In conclusion, VirTra's financial foundation appears stable on paper due to its strong balance sheet, which provides a crucial safety net. However, the underlying business operations show signs of weakness and unpredictability. The lack of consistent profitability and reliable cash flow generation are significant red flags that suggest the business model has not yet matured. Investors should weigh the balance sheet security against the high degree of operational risk.

Factor Analysis

  • Balance Sheet Strength and Liquidity

    Pass

    The company has an exceptionally strong balance sheet with a large cash reserve, minimal debt, and excellent liquidity, providing significant financial flexibility and stability.

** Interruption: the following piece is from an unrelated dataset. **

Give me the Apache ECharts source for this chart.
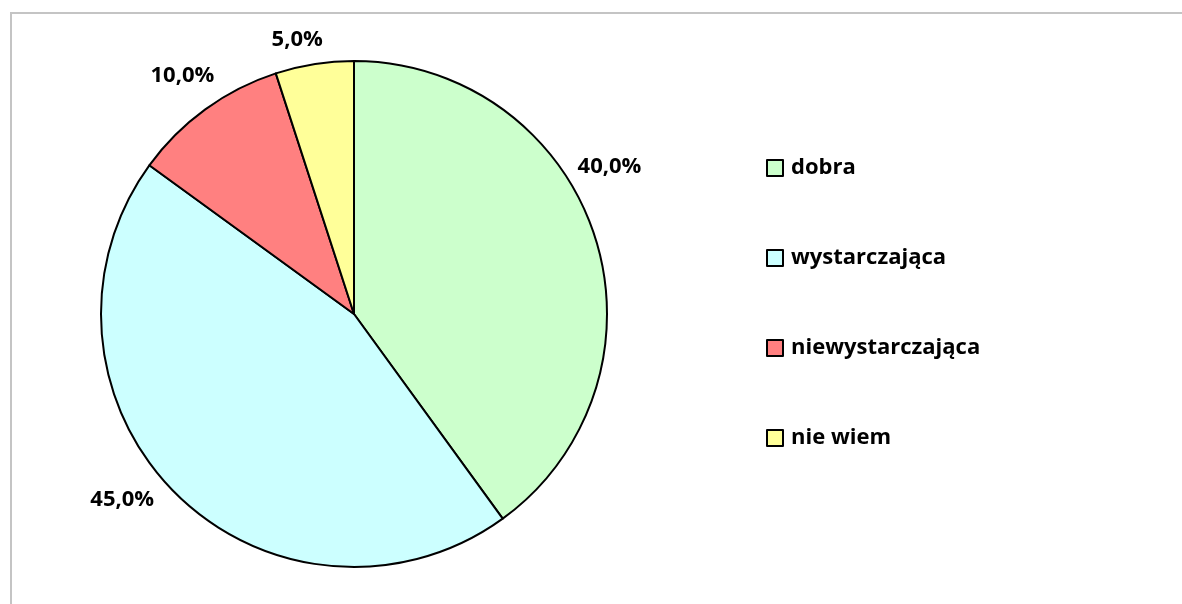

    VirTra's balance sheet is a key strength. As of its latest quarter, the company reported $20.7 million in cash and equivalents and only $8.04 million in total debt, resulting in a net cash position of $12.66 million. This is a very strong position for a company with a market capitalization of around $67 million. The company's liquidity ratios are also robust. The current ratio stands at 4.4, meaning it has 4.4 times more current assets than current liabilities, which is well above the healthy benchmark of 2.0. Similarly, its quick ratio is 2.87, indicating it can cover its short-term obligations even without selling any inventory.

    Leverage is very low, with a total debt-to-equity ratio of just 0.17. This indicates that the company is not reliant on borrowing to fund its operations, which insulates it from risks associated with rising interest rates and tight credit markets. While specific industry averages for these metrics are not provided, these figures are strong by any standard and suggest a very conservative and healthy financial structure. This robust balance sheet gives the company the ability to withstand economic downturns and invest in growth without needing to raise external capital.

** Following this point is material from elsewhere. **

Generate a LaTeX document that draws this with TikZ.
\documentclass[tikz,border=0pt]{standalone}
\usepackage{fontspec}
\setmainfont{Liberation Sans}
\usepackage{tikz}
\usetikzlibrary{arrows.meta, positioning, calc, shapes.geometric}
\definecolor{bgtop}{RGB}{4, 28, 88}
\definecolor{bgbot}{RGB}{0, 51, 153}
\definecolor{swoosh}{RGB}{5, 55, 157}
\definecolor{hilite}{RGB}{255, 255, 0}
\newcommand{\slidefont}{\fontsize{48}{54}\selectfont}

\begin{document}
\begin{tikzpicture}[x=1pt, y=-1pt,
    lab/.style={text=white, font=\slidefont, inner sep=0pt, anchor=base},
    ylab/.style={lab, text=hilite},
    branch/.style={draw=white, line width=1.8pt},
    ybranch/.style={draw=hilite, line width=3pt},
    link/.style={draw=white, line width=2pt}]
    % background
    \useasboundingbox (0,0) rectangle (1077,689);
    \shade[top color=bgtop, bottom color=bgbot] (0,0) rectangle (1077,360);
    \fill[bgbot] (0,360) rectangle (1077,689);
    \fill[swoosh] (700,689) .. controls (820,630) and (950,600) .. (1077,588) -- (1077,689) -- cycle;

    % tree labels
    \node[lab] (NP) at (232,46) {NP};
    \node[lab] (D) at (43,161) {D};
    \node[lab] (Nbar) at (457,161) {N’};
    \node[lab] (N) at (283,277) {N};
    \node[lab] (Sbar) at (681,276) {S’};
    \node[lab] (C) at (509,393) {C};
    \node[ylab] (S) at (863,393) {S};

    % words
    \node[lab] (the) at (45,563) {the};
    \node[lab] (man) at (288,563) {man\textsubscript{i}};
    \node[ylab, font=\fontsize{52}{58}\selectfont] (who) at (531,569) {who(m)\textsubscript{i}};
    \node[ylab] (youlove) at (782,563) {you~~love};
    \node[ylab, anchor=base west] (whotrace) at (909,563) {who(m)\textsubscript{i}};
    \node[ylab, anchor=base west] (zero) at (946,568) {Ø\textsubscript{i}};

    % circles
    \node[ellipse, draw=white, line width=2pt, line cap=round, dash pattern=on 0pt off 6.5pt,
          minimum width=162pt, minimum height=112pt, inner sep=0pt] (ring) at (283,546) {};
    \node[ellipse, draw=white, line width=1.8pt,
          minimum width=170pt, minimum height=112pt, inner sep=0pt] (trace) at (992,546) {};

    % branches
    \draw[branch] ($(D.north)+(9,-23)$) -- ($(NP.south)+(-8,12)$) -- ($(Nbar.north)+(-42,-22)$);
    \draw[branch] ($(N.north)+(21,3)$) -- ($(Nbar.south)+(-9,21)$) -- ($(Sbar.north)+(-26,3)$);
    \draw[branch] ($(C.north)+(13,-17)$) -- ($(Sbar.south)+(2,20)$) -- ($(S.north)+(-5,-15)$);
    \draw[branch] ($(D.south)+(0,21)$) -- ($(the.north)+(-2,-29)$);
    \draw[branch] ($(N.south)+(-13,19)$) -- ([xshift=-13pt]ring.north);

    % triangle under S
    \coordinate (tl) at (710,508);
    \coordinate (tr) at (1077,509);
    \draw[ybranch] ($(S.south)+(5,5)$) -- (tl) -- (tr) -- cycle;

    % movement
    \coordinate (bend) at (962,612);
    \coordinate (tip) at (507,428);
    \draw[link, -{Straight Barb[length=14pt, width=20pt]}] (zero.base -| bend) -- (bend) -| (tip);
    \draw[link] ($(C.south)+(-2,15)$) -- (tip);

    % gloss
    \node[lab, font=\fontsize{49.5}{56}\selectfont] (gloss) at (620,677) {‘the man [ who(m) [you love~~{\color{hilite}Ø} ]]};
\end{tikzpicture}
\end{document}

  • Operating Cash Flow Generation

    Fail

    Cash flow from operations is extremely volatile and unreliable, swinging from nearly zero to strongly positive in recent quarters, which raises concerns about the predictability of its business model.

    VirTra's ability to generate cash from its core business is highly inconsistent. In the most recent quarter (Q2 2025), the company generated a strong $5.98 million in operating cash flow. However, this followed a quarter (Q1 2025) where it generated only $0.07 million and a full fiscal year (FY 2024) where the total was just $1.26 million. This lumpiness is a major red flag, as it suggests revenue and collections are project-based rather than flowing from a steady, recurring stream.

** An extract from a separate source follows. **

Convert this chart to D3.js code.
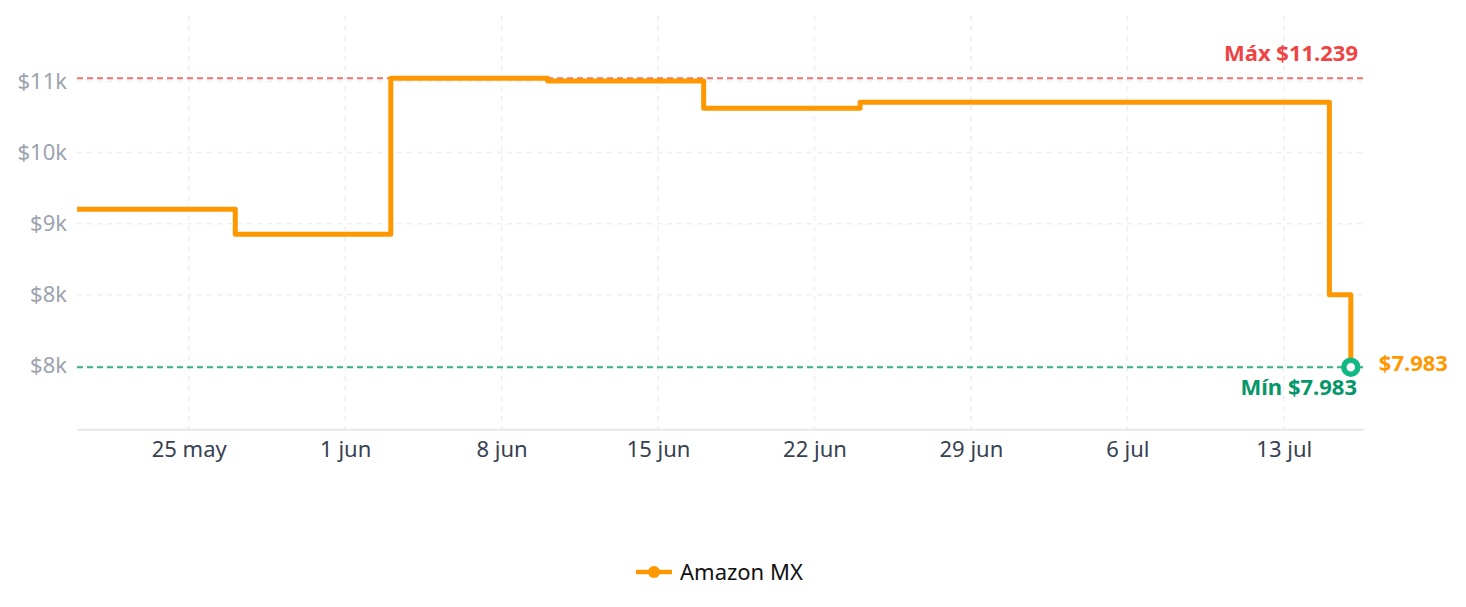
<!DOCTYPE html>
<html>
<head>
<meta charset="utf-8">
<script src="https://cdn.jsdelivr.net/npm/d3@7"></script>
<style>
  body { margin: 0; background: #fff; }
  svg text { font-family: "Noto Sans", sans-serif; }
</style>
</head>
<body>
<div id="chart"></div>
<script>
(function () {
  const width = 1466;
  const height = 607;
  const margin = {top: 16, right: 102, bottom: 178, left: 77};

  // price history, Amazon MX (step after each change)
  const dates = [
    "2025-05-20T00:00", "2025-05-27T02:00", "2025-06-03T01:00", "2025-06-10T01:30",
    "2025-06-17T01:00", "2025-06-24T01:00", "2025-07-15T01:00", "2025-07-16T00:00"
  ];
  const prices = [9762, 9480, 11239, 11207, 10900, 10966, 8800, 7983];
  const domainEnd = "2025-07-16T14:10";

  const yTicks = [8000, 8800, 9600, 10400, 11200];
  const monthNames = ["ene", "feb", "mar", "abr", "may", "jun", "jul", "ago", "sep", "oct", "nov", "dic"];
  const seriesName = "Amazon MX";

  const data = dates.map(function (d, i) {
    return {date: new Date(d), price: prices[i]};
  });

  const maxPrice = d3.max(prices);
  const minPrice = d3.min(prices);
  const last = data[data.length - 1];
  const fmtPrice = function (v) { return "$" + d3.format(",")(v).replace(/,/g, "."); };

  const svg = d3.select("#chart").append("svg")
    .attr("width", width)
    .attr("height", height);

  const x = d3.scaleTime()
    .domain([data[0].date, new Date(domainEnd)])
    .range([margin.left, width - margin.right]);

  const y = d3.scaleLinear()
    .domain([minPrice - 700, maxPrice + 700])
    .range([height - margin.bottom + 0.3, margin.top]);

  // grid
  svg.append("g")
    .selectAll("line")
    .data(yTicks)
    .join("line")
      .attr("x1", margin.left)
      .attr("x2", width - margin.right)
      .attr("y1", d => y(d))
      .attr("y2", d => y(d))
      .attr("stroke", "#efefef")
      .attr("stroke-width", 1.5)
      .attr("stroke-dasharray", "5 5");

  svg.append("g")
    .selectAll("line")
    .data(x.ticks(d3.timeWeek))
    .join("line")
      .attr("x1", d => x(d))
      .attr("x2", d => x(d))
      .attr("y1", margin.top)
      .attr("y2", y.range()[0])
      .attr("stroke", "#efefef")
      .attr("stroke-width", 1.5)
      .attr("stroke-dasharray", "5 5");

  // axes
  const xAxis = svg.append("g")
    .attr("transform", "translate(0," + y.range()[0] + ")")
    .call(d3.axisBottom(x)
      .ticks(d3.timeWeek)
      .tickSize(0)
      .tickPadding(12)
      .tickFormat(d => d.getDate() + " " + monthNames[d.getMonth()]));
  xAxis.select(".domain").attr("stroke", "#e5e7eb").attr("stroke-width", 2);
  xAxis.selectAll("text").attr("fill", "#374151").attr("font-size", 22);

  const yAxis = svg.append("g")
    .attr("transform", "translate(" + margin.left + ",0)")
    .call(d3.axisLeft(y)
      .tickValues(yTicks)
      .tickSize(0)
      .tickPadding(10)
      .tickFormat(d => "$" + Math.floor(d / 1000) + "k"));
  yAxis.select(".domain").remove();
  yAxis.selectAll("text").attr("fill", "#9ca3af").attr("font-size", 22);

  // reference lines
  svg.append("line")
    .attr("x1", margin.left)
    .attr("x2", width - margin.right)
    .attr("y1", y(maxPrice))
    .attr("y2", y(maxPrice))
    .attr("stroke", "#f87171")
    .attr("stroke-width", 2)
    .attr("stroke-dasharray", "6 4");

  svg.append("line")
    .attr("x1", margin.left)
    .attr("x2", width - margin.right)
    .attr("y1", y(minPrice))
    .attr("y2", y(minPrice))
    .attr("stroke", "#34b38a")
    .attr("stroke-width", 2)
    .attr("stroke-dasharray", "6 4");

  svg.append("text")
    .attr("x", width - margin.right - 6)
    .attr("y", y(maxPrice) - 17)
    .attr("text-anchor", "end")
    .attr("fill", "#ef4444")
    .attr("font-size", 22)
    .attr("font-weight", "bold")
    .text("Máx " + fmtPrice(maxPrice));

  svg.append("text")
    .attr("x", width - margin.right - 7)
    .attr("y", y(minPrice) + 28)
    .attr("text-anchor", "end")
    .attr("fill", "#059669")
    .attr("font-size", 22)
    .attr("font-weight", "bold")
    .text("Mín " + fmtPrice(minPrice));

  // price line
  const line = d3.line()
    .curve(d3.curveStepAfter)
    .x(d => x(d.date))
    .y(d => y(d.price));

  svg.append("path")
    .attr("d", line(data))
    .attr("fill", "none")
    .attr("stroke", "#ff9800")
    .attr("stroke-width", 5)
    .attr("stroke-linejoin", "round");

  svg.append("circle")
    .attr("cx", x(last.date))
    .attr("cy", y(last.price))
    .attr("r", 7)
    .attr("fill", "#fff")
    .attr("stroke", "#10b981")
    .attr("stroke-width", 5.5);

  svg.append("text")
    .attr("x", x(last.date) + 28)
    .attr("y", y(last.price) + 4)
    .attr("fill", "#ff9800")
    .attr("font-size", 22)
    .attr("font-weight", "bold")
    .text(fmtPrice(last.price));

  // legend
  const legend = svg.append("g")
    .attr("transform", "translate(636,572)");
  legend.append("line")
    .attr("x1", 0)
    .attr("x2", 36)
    .attr("stroke", "#ff9800")
    .attr("stroke-width", 4.5);
  legend.append("circle")
    .attr("cx", 18)
    .attr("r", 6)
    .attr("fill", "#ff9800");
  legend.append("text")
    .attr("x", 44)
    .attr("dy", "0.35em")
    .attr("fill", "#111")
    .attr("font-size", 22)
    .text(seriesName);
})();
</script>
</body>
</html>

    This volatility extends to free cash flow (FCF), which was negative for both FY 2024 (-$0.59 million) and Q1 2025 (-$0.36 million) before jumping to $5.41 million in Q2 2025. A healthy SaaS company should ideally produce consistent and growing cash flow. The wild swings in VirTra's cash flow, driven by large changes in working capital like accounts receivable, make it difficult for investors to have confidence in the company's underlying ability to fund itself. While the most recent quarter was excellent, the pattern of unreliability is a significant risk.

  • Quality of Recurring Revenue

    Fail

    Key SaaS metrics on recurring revenue are not disclosed, and while deferred revenue is growing, the lumpiness of reported revenue makes it difficult to confirm the quality and predictability of sales.

    Assessing the quality of VirTra's revenue is challenging as the company does not report key SaaS metrics like Recurring Revenue as a % of Total Revenue. We must rely on proxies like deferred revenue and order backlog. On the positive side, total unearned (deferred) revenue has grown from $8.64 million at the end of 2024 to $9.39 million as of Q2 2025, which suggests a growing base of future contracted revenue. The company also reports an order backlog of $18.8 million.

    However, the reported revenue itself is volatile, with 14.88% growth in Q2 2025 following a -2.53% decline in Q1 2025. This pattern is not typical of a business dominated by stable, subscription-based recurring revenue. It likely indicates a significant portion of revenue comes from one-time sales, hardware, or large projects, which are less predictable. Without clear disclosure, the stability of the revenue stream is questionable. For a company in the SaaS category, this lack of clarity and predictability is a fundamental weakness.

  • Sales and Marketing Efficiency

    Fail

    The company spends a very high percentage of its revenue on sales and administration, yet this spending has not translated into consistent and predictable revenue growth.

    VirTra's sales and marketing efficiency appears weak. While a specific breakdown is not provided, the 'Selling, General and Administrative' (SG&A) expense line is a useful proxy. In FY 2024, SG&A was $14.41 million on $26.35 million of revenue, representing a very high 55% of sales. This trend continued into 2025, with SG&A accounting for 45% of revenue in Q1 and 47% in Q2. For a mature software company, spending nearly half of revenue on SG&A is inefficient unless it's driving very rapid, predictable growth.

    However, VirTra's revenue growth is not consistent. After declining 2.53% year-over-year in Q1, it grew 14.88% in Q2. This inconsistency suggests the high spending is not yielding a reliable return on investment. Key metrics like Customer Acquisition Cost (CAC) Payback Period and LTV-to-CAC are not available, but the high-level numbers indicate an inefficient go-to-market strategy. The company appears to be spending heavily without generating the stable growth expected from that level of investment.

  • Scalable Profitability and Margins

    Fail

    Despite strong software-like gross margins, the company's operating and net profit margins are thin and highly erratic, indicating a lack of scalable profitability.

    VirTra exhibits strong gross margins, which were 68.96% in the most recent quarter and 73.67% for the full year 2024. These levels are characteristic of a healthy software business. However, this strength does not carry through to the bottom line. High operating expenses significantly erode profitability, leading to thin and volatile margins.

    The company's operating margin was just 7.58% for FY 2024. It improved to 19.1% in Q1 2025 before falling back to 13.1% in Q2 2025. Net profit margin is even more unstable, dropping to just 2.51% in the last quarter. This indicates a lack of operating leverage, meaning that as revenue grows, expenses grow at a similar or unpredictable rate, preventing profits from scaling effectively. For a SaaS platform, investors expect to see margins expand over time as the business grows, but VirTra's performance shows the opposite: unstable and unreliable profitability.